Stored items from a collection
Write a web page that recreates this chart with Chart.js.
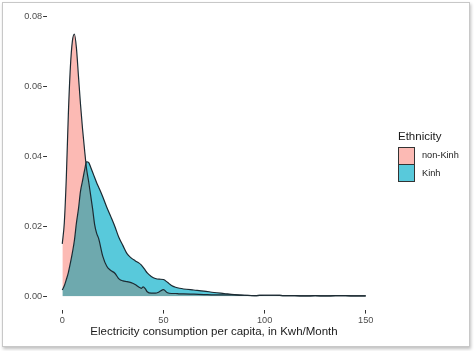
<!DOCTYPE html>
<html>
<head>
<meta charset="utf-8">
<script src="https://cdn.jsdelivr.net/npm/chart.js@4.4.1/dist/chart.umd.min.js"></script>
<style>
    body { margin: 0; background: #fff; font-family: "Liberation Sans", Arial, sans-serif; }
    #wrap { position: relative; width: 474px; height: 351px; }
    #frame {
        position: absolute; left: 2px; top: 2px; width: 466px; height: 343px;
        border: 1px solid #c8c8c8; box-shadow: 1px 2px 3px rgba(0, 0, 0, 0.25);
        pointer-events: none;
    }
    .lg-title { position: absolute; left: 398px; top: 129px; font-size: 11.5px; line-height: 14px; color: #1a1a1a; }
    .lg-box { position: absolute; left: 398px; width: 17px; height: 18px; box-sizing: border-box; border: 1px solid #333; }
    .lg-label { position: absolute; left: 422px; font-size: 9.2px; line-height: 11px; color: #1a1a1a; }
</style>
</head>
<body>
<div id="wrap">
    <canvas id="densityChart" width="474" height="351"></canvas>
    <div id="frame"></div>
    <div class="lg-title">Ethnicity</div>
    <div class="lg-box" id="box-non" style="top:147px"></div>
    <div class="lg-box" id="box-kinh" style="top:164px"></div>
    <div class="lg-label" style="top:150px">non-Kinh</div>
    <div class="lg-label" style="top:168px">Kinh</div>
</div>
<script>
// consumption grid (Kwh/Month)
const xs = [0, 1, 2, 3, 4, 5, 6, 7, 8, 9, 10, 11, 12, 13, 14, 15, 16, 17, 18, 20, 22, 24, 26, 28, 30,
    32, 34, 36, 38, 39, 40, 41, 42, 44, 46, 48, 50, 52, 54, 56, 58, 60, 65, 70, 75, 80, 85, 90, 95,
    100, 105, 110, 115, 120, 125, 130, 135, 140, 145, 150];

// density estimates
const nonKinh = [0.0150, 0.0210, 0.0340, 0.0520, 0.0655, 0.0730, 0.0750, 0.0710, 0.0630, 0.0550,
    0.0480, 0.0420, 0.0365, 0.0330, 0.0290, 0.0250, 0.0205, 0.0180, 0.0165, 0.0115, 0.0086, 0.0074,
    0.0066, 0.0050, 0.0044, 0.0042, 0.0039, 0.0034, 0.0026, 0.0023, 0.0027, 0.0022, 0.0013, 0.0009,
    0.0009, 0.0013, 0.0019, 0.0010, 0.0008, 0.0008, 0.0007, 0.0007, 0.0006, 0.0005, 0.0004, 0.0004,
    0.0004, 0.0003, 0.0002, 0.0003, 0.0003, 0.0002, 0.0002, 0.0001, 0.0002, 0.0001, 0.0002, 0.0002,
    0.0001, 0.0001];

const kinh = [0.0018, 0.0030, 0.0048, 0.0068, 0.0095, 0.0125, 0.0160, 0.0210, 0.0250, 0.0300,
    0.0330, 0.0360, 0.0385, 0.0383, 0.0370, 0.0355, 0.0340, 0.0325, 0.0312, 0.0285, 0.0255, 0.0228,
    0.0200, 0.0168, 0.0145, 0.0122, 0.0110, 0.0102, 0.0095, 0.0090, 0.0083, 0.0075, 0.0067, 0.0057,
    0.0051, 0.0049, 0.0048, 0.0040, 0.0031, 0.0026, 0.0023, 0.0021, 0.0018, 0.0015, 0.0011, 0.0008,
    0.0005, 0.0003, 0.0002, 0.0003, 0.0003, 0.0002, 0.0002, 0.0001, 0.0002, 0.0001, 0.0002, 0.0002,
    0.0001, 0.0001];

const xTicks = [0, 50, 100, 150];
const yTicks = [0, 0.02, 0.04, 0.06, 0.08];

const pink = '#FCBAB4';
const cyan = '#58C9DB';
const overlap = '#6EA9AE';
const lineColor = '#1c2b33';

document.getElementById('box-non').style.background = pink;
document.getElementById('box-kinh').style.background = cyan;

const toPoints = (ys) => xs.map((x, i) => ({ x, y: ys[i] }));

const tickFont = { family: 'Liberation Sans', size: 9.2 };

new Chart(document.getElementById('densityChart'), {
    type: 'line',
    data: {
        datasets: [
            {
                label: 'non-Kinh',
                data: toPoints(nonKinh),
                borderColor: lineColor,
                borderWidth: 1.2,
                pointRadius: 0,
                cubicInterpolationMode: 'monotone',
                fill: { target: 1, above: pink, below: cyan },
                order: 1,
            },
            {
                label: 'Kinh',
                data: toPoints(kinh),
                borderColor: lineColor,
                borderWidth: 1.2,
                pointRadius: 0,
                cubicInterpolationMode: 'monotone',
                fill: { target: 'origin', above: overlap },
                order: 2,
            },
        ],
    },
    options: {
        responsive: false,
        animation: false,
        devicePixelRatio: 1,
        layout: { padding: { left: 0, top: 11.1, right: 93.1, bottom: 11.8 } },
        scales: {
            x: {
                type: 'linear',
                min: -7.5,
                max: 157.5,
                afterBuildTicks: (scale) => { scale.ticks = xTicks.map((v) => ({ value: v })); },
                afterFit: (scale) => { scale.height = 29.6; },
                grid: { drawOnChartArea: false, drawTicks: true, tickLength: 4, tickColor: '#333' },
                border: { display: false },
                ticks: { color: '#4d4d4d', font: tickFont, padding: 1, maxRotation: 0 },
                title: {
                    display: true,
                    text: 'Electricity consumption per capita, in Kwh/Month',
                    color: '#1a1a1a',
                    font: { family: 'Liberation Sans', size: 11.5 },
                    padding: { top: 0, bottom: 0 },
                },
            },
            y: {
                min: -0.0038,
                max: 0.0816,
                afterBuildTicks: (scale) => { scale.ticks = yTicks.map((v) => ({ value: v })); },
                afterFit: (scale) => { scale.width = 47.1; },
                grid: { drawOnChartArea: false, drawTicks: true, tickLength: 4, tickColor: '#333' },
                border: { display: false },
                ticks: {
                    color: '#4d4d4d',
                    font: tickFont,
                    padding: 1,
                    callback: (value) => value.toFixed(2),
                },
            },
        },
        plugins: {
            legend: { display: false },
            tooltip: { enabled: false },
            filler: { drawTime: 'beforeDatasetsDraw' },
        },
    },
});
</script>
</body>
</html>
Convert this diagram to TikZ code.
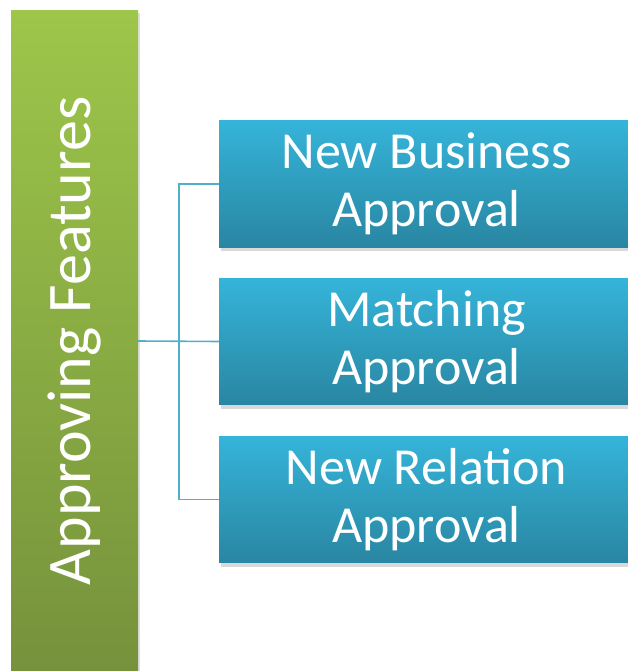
\documentclass[tikz,border=0pt]{standalone}
\usepackage{fontspec}
\setmainfont{Carlito}
\usetikzlibrary{shadows}

\definecolor{greentop}{RGB}{157,198,74}
\definecolor{greenbot}{RGB}{118,146,60}
\definecolor{bluetop}{RGB}{53,180,217}
\definecolor{bluebot}{RGB}{41,134,162}
\definecolor{connline}{RGB}{80,176,204}

\begin{document}
\begin{tikzpicture}[x=1pt,y=-1pt,
	bar/.style={minimum width=127pt, minimum height=660pt, inner sep=0pt,
		top color=greentop, bottom color=greenbot,
		drop shadow={opacity=.25, shadow xshift=2pt, shadow yshift=-2pt}},
	featbox/.style={minimum width=415pt, minimum height=126pt, inner sep=0pt,
		top color=bluetop, bottom color=bluebot, text=white, align=center,
		font=\fontsize{52}{58}\selectfont,
		drop shadow={opacity=.3, shadow xshift=2pt, shadow yshift=-4pt}},
	conn/.style={draw=connline, line width=1.6pt}]
\useasboundingbox (0,0) rectangle (627,671);

\node[bar] (features) at (74.5,341) {};
\node[rotate=90, text=white, font=\fontsize{62}{72}\selectfont] (featlabel) at (features.center) {Approving Features};

\node[featbox] (business) at (426.5,184) {New Business\\Approval};
\node[featbox] (matching) at (426.5,341.5) {Matching\\Approval};
\node[featbox] (relation) at (426.5,499.5) {New Relation\\Approval};

% tree lines
\draw[conn] (features.east) -- (matching.west);
\draw[conn] (business.west) -- ++(-40,0) |- (relation.west);
\end{tikzpicture}
\end{document}
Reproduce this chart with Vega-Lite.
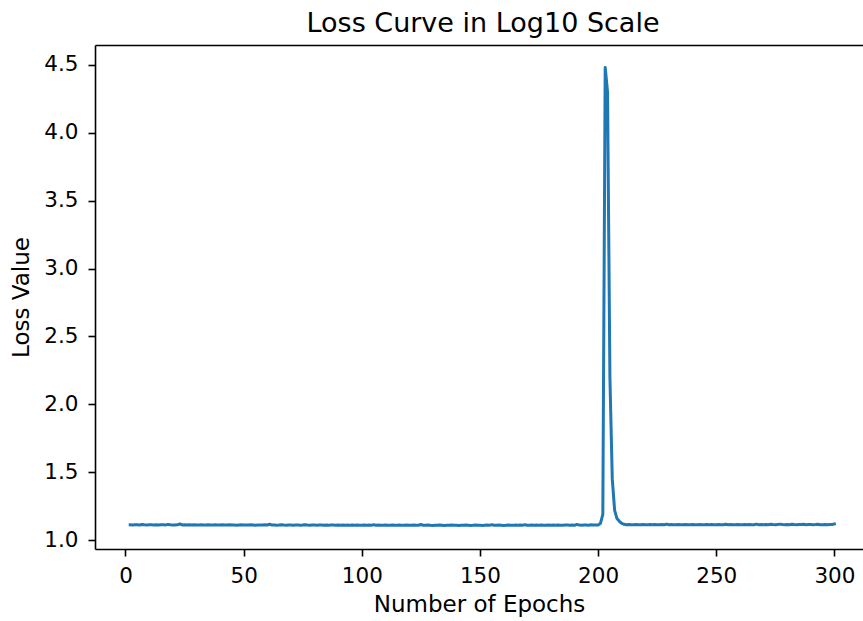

* **WRITTEN TASK**:
Write the records out again in full, exactly, and skip every picture.

* **SOLUTION FOR THIS TASK**:
Write a web page that recreates this chart with Chart.js.
<!DOCTYPE html>
<html>
<head>
<meta charset="utf-8">
<script src="https://cdn.jsdelivr.net/npm/chart.js@4.4.1/dist/chart.umd.min.js"></script>
<style>
    body { margin: 0; background: #fff; font-family: "Liberation Sans", Arial, sans-serif; }
    #wrap { position: relative; width: 474px; height: 351px; }
    #frame {
        position: absolute; left: 2px; top: 2px; width: 466px; height: 343px;
        border: 1px solid #c8c8c8; box-shadow: 1px 2px 3px rgba(0, 0, 0, 0.25);
        pointer-events: none;
    }
    .lg-title { position: absolute; left: 398px; top: 129px; font-size: 11.5px; line-height: 14px; color: #1a1a1a; }
    .lg-box { position: absolute; left: 398px; width: 17px; height: 18px; box-sizing: border-box; border: 1px solid #333; }
    .lg-label { position: absolute; left: 422px; font-size: 9.2px; line-height: 11px; color: #1a1a1a; }
</style>
</head>
<body>
<div id="wrap">
    <canvas id="densityChart" width="474" height="351"></canvas>
    <div id="frame"></div>
    <div class="lg-title">Ethnicity</div>
    <div class="lg-box" id="box-non" style="top:147px"></div>
    <div class="lg-box" id="box-kinh" style="top:164px"></div>
    <div class="lg-label" style="top:150px">non-Kinh</div>
    <div class="lg-label" style="top:168px">Kinh</div>
</div>
<script>
// consumption grid (Kwh/Month)
const xs = [0, 1, 2, 3, 4, 5, 6, 7, 8, 9, 10, 11, 12, 13, 14, 15, 16, 17, 18, 20, 22, 24, 26, 28, 30,
    32, 34, 36, 38, 39, 40, 41, 42, 44, 46, 48, 50, 52, 54, 56, 58, 60, 65, 70, 75, 80, 85, 90, 95,
    100, 105, 110, 115, 120, 125, 130, 135, 140, 145, 150];

// density estimates
const nonKinh = [0.0150, 0.0210, 0.0340, 0.0520, 0.0655, 0.0730, 0.0750, 0.0710, 0.0630, 0.0550,
    0.0480, 0.0420, 0.0365, 0.0330, 0.0290, 0.0250, 0.0205, 0.0180, 0.0165, 0.0115, 0.0086, 0.0074,
    0.0066, 0.0050, 0.0044, 0.0042, 0.0039, 0.0034, 0.0026, 0.0023, 0.0027, 0.0022, 0.0013, 0.0009,
    0.0009, 0.0013, 0.0019, 0.0010, 0.0008, 0.0008, 0.0007, 0.0007, 0.0006, 0.0005, 0.0004, 0.0004,
    0.0004, 0.0003, 0.0002, 0.0003, 0.0003, 0.0002, 0.0002, 0.0001, 0.0002, 0.0001, 0.0002, 0.0002,
    0.0001, 0.0001];

const kinh = [0.0018, 0.0030, 0.0048, 0.0068, 0.0095, 0.0125, 0.0160, 0.0210, 0.0250, 0.0300,
    0.0330, 0.0360, 0.0385, 0.0383, 0.0370, 0.0355, 0.0340, 0.0325, 0.0312, 0.0285, 0.0255, 0.0228,
    0.0200, 0.0168, 0.0145, 0.0122, 0.0110, 0.0102, 0.0095, 0.0090, 0.0083, 0.0075, 0.0067, 0.0057,
    0.0051, 0.0049, 0.0048, 0.0040, 0.0031, 0.0026, 0.0023, 0.0021, 0.0018, 0.0015, 0.0011, 0.0008,
    0.0005, 0.0003, 0.0002, 0.0003, 0.0003, 0.0002, 0.0002, 0.0001, 0.0002, 0.0001, 0.0002, 0.0002,
    0.0001, 0.0001];

const xTicks = [0, 50, 100, 150];
const yTicks = [0, 0.02, 0.04, 0.06, 0.08];

const pink = '#FCBAB4';
const cyan = '#58C9DB';
const overlap = '#6EA9AE';
const lineColor = '#1c2b33';

document.getElementById('box-non').style.background = pink;
document.getElementById('box-kinh').style.background = cyan;

const toPoints = (ys) => xs.map((x, i) => ({ x, y: ys[i] }));

const tickFont = { family: 'Liberation Sans', size: 9.2 };

new Chart(document.getElementById('densityChart'), {
    type: 'line',
    data: {
        datasets: [
            {
                label: 'non-Kinh',
                data: toPoints(nonKinh),
                borderColor: lineColor,
                borderWidth: 1.2,
                pointRadius: 0,
                cubicInterpolationMode: 'monotone',
                fill: { target: 1, above: pink, below: cyan },
                order: 1,
            },
            {
                label: 'Kinh',
                data: toPoints(kinh),
                borderColor: lineColor,
                borderWidth: 1.2,
                pointRadius: 0,
                cubicInterpolationMode: 'monotone',
                fill: { target: 'origin', above: overlap },
                order: 2,
            },
        ],
    },
    options: {
        responsive: false,
        animation: false,
        devicePixelRatio: 1,
        layout: { padding: { left: 0, top: 11.1, right: 93.1, bottom: 11.8 } },
        scales: {
            x: {
                type: 'linear',
                min: -7.5,
                max: 157.5,
                afterBuildTicks: (scale) => { scale.ticks = xTicks.map((v) => ({ value: v })); },
                afterFit: (scale) => { scale.height = 29.6; },
                grid: { drawOnChartArea: false, drawTicks: true, tickLength: 4, tickColor: '#333' },
                border: { display: false },
                ticks: { color: '#4d4d4d', font: tickFont, padding: 1, maxRotation: 0 },
                title: {
                    display: true,
                    text: 'Electricity consumption per capita, in Kwh/Month',
                    color: '#1a1a1a',
                    font: { family: 'Liberation Sans', size: 11.5 },
                    padding: { top: 0, bottom: 0 },
                },
            },
            y: {
                min: -0.0038,
                max: 0.0816,
                afterBuildTicks: (scale) => { scale.ticks = yTicks.map((v) => ({ value: v })); },
                afterFit: (scale) => { scale.width = 47.1; },
                grid: { drawOnChartArea: false, drawTicks: true, tickLength: 4, tickColor: '#333' },
                border: { display: false },
                ticks: {
                    color: '#4d4d4d',
                    font: tickFont,
                    padding: 1,
                    callback: (value) => value.toFixed(2),
                },
            },
        },
        plugins: {
            legend: { display: false },
            tooltip: { enabled: false },
            filler: { drawTime: 'beforeDatasetsDraw' },
        },
    },
});
</script>
</body>
</html>
Convert this diagram to TikZ code.
\documentclass[tikz,border=0pt]{standalone}
\usepackage{fontspec}
\setmainfont{Carlito}
\usetikzlibrary{shadows}

\definecolor{greentop}{RGB}{157,198,74}
\definecolor{greenbot}{RGB}{118,146,60}
\definecolor{bluetop}{RGB}{53,180,217}
\definecolor{bluebot}{RGB}{41,134,162}
\definecolor{connline}{RGB}{80,176,204}

\begin{document}
\begin{tikzpicture}[x=1pt,y=-1pt,
	bar/.style={minimum width=127pt, minimum height=660pt, inner sep=0pt,
		top color=greentop, bottom color=greenbot,
		drop shadow={opacity=.25, shadow xshift=2pt, shadow yshift=-2pt}},
	featbox/.style={minimum width=415pt, minimum height=126pt, inner sep=0pt,
		top color=bluetop, bottom color=bluebot, text=white, align=center,
		font=\fontsize{52}{58}\selectfont,
		drop shadow={opacity=.3, shadow xshift=2pt, shadow yshift=-4pt}},
	conn/.style={draw=connline, line width=1.6pt}]
\useasboundingbox (0,0) rectangle (627,671);

\node[bar] (features) at (74.5,341) {};
\node[rotate=90, text=white, font=\fontsize{62}{72}\selectfont] (featlabel) at (features.center) {Approving Features};

\node[featbox] (business) at (426.5,184) {New Business\\Approval};
\node[featbox] (matching) at (426.5,341.5) {Matching\\Approval};
\node[featbox] (relation) at (426.5,499.5) {New Relation\\Approval};

% tree lines
\draw[conn] (features.east) -- (matching.west);
\draw[conn] (business.west) -- ++(-40,0) |- (relation.west);
\end{tikzpicture}
\end{document}
Reproduce this chart with Vega-Lite.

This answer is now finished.